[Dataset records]
(begin)
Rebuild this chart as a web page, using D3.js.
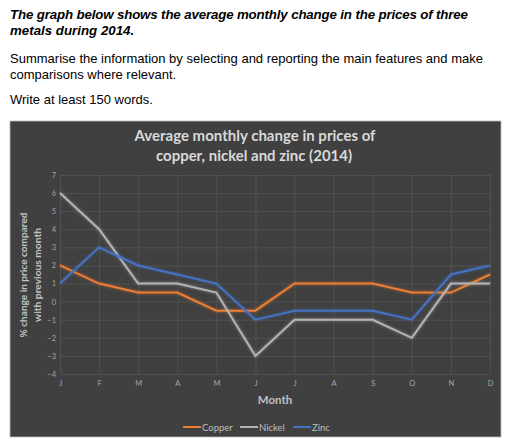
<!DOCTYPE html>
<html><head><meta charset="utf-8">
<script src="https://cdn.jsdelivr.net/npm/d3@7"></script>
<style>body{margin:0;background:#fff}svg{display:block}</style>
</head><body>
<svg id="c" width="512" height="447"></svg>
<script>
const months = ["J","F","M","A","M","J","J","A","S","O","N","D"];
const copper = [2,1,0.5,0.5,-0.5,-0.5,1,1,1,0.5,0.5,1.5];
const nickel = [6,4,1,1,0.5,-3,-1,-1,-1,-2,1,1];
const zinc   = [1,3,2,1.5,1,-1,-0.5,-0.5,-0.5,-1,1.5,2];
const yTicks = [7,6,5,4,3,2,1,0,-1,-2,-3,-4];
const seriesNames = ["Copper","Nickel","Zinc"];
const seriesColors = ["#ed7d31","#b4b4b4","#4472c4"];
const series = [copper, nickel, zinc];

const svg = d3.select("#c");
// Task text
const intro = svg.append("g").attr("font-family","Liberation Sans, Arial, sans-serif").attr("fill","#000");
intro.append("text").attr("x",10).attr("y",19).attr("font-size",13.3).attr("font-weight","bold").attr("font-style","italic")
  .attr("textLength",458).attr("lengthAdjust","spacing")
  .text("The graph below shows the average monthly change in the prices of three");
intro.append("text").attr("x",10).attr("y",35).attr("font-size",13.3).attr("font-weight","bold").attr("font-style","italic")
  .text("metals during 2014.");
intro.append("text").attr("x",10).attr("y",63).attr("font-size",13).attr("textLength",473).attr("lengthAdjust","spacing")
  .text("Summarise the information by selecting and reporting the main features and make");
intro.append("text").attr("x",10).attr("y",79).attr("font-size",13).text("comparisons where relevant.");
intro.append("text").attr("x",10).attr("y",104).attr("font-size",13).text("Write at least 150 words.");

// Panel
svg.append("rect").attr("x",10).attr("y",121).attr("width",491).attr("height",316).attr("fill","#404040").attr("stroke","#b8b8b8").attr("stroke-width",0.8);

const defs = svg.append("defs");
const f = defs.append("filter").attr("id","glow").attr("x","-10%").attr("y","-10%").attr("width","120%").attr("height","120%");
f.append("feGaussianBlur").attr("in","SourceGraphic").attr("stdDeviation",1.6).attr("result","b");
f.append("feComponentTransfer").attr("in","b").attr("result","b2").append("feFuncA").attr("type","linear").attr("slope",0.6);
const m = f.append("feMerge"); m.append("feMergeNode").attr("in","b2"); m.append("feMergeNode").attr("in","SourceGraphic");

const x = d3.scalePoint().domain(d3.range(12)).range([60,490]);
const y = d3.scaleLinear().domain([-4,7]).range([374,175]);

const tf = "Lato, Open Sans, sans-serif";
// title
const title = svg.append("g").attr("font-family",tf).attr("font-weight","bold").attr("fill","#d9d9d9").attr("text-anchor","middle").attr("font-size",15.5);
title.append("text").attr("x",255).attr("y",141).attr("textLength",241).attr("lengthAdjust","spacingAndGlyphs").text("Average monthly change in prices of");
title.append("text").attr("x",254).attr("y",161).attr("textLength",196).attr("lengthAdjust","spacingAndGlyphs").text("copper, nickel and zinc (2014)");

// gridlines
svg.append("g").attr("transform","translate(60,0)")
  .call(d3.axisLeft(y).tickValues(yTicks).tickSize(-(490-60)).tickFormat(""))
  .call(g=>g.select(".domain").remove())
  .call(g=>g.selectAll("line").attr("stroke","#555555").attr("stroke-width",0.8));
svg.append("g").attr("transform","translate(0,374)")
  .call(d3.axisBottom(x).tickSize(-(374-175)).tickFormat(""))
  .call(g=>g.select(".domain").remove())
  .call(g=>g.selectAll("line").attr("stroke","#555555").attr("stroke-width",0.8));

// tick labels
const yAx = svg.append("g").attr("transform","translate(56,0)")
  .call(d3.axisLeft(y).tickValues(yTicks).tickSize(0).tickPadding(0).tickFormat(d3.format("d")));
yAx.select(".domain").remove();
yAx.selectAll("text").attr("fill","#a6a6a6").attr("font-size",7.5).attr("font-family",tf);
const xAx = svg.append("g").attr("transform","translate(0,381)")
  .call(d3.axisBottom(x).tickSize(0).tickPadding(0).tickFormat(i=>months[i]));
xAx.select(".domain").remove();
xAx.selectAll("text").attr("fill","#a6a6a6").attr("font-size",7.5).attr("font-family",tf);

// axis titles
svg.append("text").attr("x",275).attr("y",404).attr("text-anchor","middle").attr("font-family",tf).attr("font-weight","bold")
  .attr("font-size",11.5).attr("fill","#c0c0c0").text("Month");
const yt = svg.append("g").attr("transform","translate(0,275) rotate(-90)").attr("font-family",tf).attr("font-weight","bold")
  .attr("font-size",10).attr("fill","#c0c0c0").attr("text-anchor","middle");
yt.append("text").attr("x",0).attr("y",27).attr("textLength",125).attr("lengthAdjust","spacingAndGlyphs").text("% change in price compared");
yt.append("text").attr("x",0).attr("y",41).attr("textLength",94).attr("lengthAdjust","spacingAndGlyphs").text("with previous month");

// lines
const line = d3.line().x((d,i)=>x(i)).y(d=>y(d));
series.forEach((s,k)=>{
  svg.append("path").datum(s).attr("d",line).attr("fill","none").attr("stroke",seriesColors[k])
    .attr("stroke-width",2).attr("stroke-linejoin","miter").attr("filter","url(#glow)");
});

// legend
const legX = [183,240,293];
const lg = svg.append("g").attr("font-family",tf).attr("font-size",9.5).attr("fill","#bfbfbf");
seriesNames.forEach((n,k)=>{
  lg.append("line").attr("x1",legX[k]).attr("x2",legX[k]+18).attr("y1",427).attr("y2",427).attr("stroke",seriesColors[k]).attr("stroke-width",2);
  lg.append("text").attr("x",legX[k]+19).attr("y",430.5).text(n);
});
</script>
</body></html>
(end)
(begin)
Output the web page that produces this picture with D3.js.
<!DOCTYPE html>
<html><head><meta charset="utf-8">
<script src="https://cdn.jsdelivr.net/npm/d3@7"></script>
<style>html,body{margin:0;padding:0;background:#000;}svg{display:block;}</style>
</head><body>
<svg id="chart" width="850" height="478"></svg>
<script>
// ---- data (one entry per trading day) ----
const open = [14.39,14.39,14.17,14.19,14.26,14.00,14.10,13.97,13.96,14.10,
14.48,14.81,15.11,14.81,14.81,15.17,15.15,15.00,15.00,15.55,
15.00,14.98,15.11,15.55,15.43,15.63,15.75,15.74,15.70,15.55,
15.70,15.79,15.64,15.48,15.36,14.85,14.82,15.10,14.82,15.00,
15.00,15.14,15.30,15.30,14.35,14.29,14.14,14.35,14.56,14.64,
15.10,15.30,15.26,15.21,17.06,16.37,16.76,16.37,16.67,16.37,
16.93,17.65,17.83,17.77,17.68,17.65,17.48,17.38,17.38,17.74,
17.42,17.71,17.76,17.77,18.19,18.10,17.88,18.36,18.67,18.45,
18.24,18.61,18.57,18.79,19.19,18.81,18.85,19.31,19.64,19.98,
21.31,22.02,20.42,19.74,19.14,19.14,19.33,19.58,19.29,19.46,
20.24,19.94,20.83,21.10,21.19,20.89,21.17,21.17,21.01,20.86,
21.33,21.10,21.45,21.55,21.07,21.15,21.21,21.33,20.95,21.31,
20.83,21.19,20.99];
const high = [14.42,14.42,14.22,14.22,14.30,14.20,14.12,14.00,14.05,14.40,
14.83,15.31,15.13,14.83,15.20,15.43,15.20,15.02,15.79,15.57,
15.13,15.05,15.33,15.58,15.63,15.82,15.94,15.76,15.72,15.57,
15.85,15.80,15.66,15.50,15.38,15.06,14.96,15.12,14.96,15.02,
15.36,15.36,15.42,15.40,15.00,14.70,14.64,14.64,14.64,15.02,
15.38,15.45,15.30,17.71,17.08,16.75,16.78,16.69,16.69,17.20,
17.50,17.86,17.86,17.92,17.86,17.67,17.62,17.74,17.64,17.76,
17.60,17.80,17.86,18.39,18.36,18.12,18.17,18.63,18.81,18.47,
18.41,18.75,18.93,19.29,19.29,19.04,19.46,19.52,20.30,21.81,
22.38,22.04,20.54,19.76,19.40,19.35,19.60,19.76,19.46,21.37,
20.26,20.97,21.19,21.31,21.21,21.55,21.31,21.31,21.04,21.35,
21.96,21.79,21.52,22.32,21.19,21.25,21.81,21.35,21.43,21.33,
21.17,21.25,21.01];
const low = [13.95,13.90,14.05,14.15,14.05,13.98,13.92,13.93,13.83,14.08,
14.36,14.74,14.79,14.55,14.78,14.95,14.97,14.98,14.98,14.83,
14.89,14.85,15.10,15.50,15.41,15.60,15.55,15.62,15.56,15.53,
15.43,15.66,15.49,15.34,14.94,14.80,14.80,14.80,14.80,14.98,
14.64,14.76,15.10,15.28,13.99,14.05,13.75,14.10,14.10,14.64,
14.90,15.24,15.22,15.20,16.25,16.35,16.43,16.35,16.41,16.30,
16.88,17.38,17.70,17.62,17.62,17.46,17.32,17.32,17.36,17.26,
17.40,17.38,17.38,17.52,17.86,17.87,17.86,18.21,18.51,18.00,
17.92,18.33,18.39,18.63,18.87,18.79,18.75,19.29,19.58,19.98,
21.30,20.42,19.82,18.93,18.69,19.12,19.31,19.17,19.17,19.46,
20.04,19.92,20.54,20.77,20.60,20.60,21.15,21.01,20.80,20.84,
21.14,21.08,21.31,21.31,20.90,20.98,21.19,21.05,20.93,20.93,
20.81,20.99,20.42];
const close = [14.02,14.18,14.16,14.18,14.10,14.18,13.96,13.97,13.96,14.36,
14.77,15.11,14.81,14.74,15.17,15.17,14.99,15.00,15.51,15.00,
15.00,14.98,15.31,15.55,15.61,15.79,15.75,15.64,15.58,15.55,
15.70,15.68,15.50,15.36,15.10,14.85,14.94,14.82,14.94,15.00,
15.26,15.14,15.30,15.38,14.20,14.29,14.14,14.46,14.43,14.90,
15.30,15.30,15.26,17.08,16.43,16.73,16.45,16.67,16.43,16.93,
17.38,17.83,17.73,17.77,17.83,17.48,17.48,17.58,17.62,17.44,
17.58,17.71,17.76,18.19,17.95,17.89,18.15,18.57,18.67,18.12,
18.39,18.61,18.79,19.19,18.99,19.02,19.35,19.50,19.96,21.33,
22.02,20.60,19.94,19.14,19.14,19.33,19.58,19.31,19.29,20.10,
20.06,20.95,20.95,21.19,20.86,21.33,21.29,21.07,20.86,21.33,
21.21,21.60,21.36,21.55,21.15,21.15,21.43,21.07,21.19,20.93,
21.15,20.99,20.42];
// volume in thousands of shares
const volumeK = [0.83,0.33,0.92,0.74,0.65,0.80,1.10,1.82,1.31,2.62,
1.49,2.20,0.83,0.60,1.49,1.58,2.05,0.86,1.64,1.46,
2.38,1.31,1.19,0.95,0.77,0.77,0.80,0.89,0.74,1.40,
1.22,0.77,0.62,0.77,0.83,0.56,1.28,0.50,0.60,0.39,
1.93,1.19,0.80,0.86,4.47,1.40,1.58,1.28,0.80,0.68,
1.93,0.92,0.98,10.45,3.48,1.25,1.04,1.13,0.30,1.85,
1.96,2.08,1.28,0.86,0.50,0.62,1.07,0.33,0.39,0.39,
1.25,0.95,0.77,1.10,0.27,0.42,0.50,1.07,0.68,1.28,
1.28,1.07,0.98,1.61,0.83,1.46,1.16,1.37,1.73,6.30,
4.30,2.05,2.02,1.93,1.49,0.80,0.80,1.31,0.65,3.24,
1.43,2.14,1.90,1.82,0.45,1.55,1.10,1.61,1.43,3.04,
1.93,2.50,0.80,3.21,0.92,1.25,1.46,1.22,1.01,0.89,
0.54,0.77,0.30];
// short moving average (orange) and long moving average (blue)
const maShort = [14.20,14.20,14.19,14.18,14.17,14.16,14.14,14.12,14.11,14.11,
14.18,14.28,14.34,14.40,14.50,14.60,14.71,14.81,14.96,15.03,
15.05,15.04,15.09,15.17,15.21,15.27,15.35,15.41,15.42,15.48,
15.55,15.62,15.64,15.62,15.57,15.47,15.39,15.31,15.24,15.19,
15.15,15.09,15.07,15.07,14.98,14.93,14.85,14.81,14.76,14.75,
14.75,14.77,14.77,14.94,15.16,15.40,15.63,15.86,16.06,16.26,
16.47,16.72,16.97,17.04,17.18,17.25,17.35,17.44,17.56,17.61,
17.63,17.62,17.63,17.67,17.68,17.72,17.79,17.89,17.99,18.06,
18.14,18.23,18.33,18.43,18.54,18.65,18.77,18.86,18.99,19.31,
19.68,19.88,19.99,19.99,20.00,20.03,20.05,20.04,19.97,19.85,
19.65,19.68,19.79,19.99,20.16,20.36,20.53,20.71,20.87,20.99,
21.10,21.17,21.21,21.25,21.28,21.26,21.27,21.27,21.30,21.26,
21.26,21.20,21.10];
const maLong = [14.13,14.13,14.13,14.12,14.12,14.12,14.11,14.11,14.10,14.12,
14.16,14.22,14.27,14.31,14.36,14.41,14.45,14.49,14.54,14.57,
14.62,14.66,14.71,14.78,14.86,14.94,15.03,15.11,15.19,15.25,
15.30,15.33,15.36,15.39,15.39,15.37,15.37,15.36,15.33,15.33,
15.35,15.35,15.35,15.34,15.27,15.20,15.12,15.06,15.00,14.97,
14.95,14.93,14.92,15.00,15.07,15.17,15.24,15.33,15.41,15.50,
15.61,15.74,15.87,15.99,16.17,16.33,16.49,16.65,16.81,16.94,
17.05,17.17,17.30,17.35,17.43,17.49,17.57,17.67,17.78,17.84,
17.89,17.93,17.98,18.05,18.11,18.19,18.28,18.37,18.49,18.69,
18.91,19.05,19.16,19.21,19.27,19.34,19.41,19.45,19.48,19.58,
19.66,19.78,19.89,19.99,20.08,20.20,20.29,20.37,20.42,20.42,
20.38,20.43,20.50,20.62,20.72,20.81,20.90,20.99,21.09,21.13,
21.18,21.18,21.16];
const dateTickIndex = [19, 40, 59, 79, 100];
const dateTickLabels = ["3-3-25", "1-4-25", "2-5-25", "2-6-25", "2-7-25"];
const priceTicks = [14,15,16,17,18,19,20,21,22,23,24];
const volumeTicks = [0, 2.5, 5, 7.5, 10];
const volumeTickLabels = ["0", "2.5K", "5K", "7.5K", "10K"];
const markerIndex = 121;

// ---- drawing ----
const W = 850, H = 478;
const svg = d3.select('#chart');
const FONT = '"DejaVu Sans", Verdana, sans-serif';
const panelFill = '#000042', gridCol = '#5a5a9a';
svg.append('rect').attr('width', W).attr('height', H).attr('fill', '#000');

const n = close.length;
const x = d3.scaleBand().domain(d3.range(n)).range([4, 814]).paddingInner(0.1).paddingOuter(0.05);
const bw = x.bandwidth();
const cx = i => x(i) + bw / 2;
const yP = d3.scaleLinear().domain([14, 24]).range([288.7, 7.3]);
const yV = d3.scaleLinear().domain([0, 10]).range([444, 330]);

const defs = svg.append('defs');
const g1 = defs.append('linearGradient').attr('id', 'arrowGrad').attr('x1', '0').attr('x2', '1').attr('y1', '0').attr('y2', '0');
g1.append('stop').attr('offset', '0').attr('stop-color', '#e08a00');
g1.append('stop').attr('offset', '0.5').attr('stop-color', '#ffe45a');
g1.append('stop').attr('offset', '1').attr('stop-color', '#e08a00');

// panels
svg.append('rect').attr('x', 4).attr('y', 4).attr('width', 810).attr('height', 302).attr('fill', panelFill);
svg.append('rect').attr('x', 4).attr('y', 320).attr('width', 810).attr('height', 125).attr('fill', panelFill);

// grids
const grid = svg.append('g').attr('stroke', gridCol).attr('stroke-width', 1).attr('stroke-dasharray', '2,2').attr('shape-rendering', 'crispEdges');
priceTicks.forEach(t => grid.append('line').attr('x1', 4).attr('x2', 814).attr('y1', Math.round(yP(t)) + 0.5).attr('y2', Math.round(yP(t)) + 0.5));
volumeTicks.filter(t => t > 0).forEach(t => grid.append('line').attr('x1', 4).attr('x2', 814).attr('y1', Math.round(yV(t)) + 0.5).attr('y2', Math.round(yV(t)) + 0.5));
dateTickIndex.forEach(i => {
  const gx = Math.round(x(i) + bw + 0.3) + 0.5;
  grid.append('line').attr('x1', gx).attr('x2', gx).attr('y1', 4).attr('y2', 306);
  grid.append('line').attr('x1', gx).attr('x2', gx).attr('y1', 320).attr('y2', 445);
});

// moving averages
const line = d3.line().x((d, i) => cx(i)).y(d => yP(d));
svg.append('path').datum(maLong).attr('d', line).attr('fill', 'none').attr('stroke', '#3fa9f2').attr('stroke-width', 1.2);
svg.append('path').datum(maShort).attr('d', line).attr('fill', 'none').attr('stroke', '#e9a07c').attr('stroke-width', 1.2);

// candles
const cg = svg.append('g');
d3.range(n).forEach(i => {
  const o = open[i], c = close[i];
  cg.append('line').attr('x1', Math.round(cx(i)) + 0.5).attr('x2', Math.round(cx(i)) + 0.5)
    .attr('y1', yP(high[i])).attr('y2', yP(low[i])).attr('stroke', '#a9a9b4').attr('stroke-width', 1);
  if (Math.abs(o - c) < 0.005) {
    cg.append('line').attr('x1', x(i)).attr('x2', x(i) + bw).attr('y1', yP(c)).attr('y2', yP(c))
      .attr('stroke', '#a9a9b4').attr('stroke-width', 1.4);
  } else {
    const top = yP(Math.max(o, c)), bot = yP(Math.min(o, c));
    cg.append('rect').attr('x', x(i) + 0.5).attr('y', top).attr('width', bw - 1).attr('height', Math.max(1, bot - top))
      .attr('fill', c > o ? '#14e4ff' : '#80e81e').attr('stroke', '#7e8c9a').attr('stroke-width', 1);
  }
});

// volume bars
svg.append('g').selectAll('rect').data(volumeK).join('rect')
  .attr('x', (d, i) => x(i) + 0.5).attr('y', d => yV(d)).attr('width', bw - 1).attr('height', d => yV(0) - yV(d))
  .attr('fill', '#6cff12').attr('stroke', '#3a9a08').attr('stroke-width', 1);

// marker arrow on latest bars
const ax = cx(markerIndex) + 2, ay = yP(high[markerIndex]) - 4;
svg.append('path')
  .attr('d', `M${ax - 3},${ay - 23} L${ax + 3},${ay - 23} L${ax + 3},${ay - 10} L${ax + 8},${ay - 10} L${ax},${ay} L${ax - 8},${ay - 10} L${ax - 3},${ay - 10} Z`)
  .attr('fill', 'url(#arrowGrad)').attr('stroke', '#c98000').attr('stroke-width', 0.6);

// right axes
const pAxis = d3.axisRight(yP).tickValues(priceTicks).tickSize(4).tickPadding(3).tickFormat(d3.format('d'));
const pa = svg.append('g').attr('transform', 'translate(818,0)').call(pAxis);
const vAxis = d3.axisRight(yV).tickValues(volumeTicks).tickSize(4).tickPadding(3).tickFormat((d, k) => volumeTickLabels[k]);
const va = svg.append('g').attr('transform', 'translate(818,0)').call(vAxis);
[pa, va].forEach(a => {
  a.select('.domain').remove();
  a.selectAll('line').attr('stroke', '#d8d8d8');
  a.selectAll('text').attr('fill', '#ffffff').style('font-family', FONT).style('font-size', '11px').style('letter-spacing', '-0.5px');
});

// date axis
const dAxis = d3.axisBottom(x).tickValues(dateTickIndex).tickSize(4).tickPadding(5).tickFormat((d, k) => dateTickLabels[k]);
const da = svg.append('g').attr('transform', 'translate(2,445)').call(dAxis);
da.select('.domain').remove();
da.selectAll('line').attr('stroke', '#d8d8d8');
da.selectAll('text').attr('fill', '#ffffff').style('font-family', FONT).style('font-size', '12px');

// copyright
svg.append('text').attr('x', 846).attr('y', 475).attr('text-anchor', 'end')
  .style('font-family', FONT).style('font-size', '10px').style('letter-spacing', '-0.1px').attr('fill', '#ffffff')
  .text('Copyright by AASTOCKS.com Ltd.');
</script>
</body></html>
(end)
REQUIREMENTS: Up in the listing, locate the line with "Rebuild this chart"; print it and every line after it down to the line with "const series = [copper, nickel, zinc];", which is included too. Skip the pictures.

ANSWER BELOW:
Rebuild this chart as a web page, using D3.js.
<!DOCTYPE html>
<html><head><meta charset="utf-8">
<script src="https://cdn.jsdelivr.net/npm/d3@7"></script>
<style>body{margin:0;background:#fff}svg{display:block}</style>
</head><body>
<svg id="c" width="512" height="447"></svg>
<script>
const months = ["J","F","M","A","M","J","J","A","S","O","N","D"];
const copper = [2,1,0.5,0.5,-0.5,-0.5,1,1,1,0.5,0.5,1.5];
const nickel = [6,4,1,1,0.5,-3,-1,-1,-1,-2,1,1];
const zinc   = [1,3,2,1.5,1,-1,-0.5,-0.5,-0.5,-1,1.5,2];
const yTicks = [7,6,5,4,3,2,1,0,-1,-2,-3,-4];
const seriesNames = ["Copper","Nickel","Zinc"];
const seriesColors = ["#ed7d31","#b4b4b4","#4472c4"];
const series = [copper, nickel, zinc];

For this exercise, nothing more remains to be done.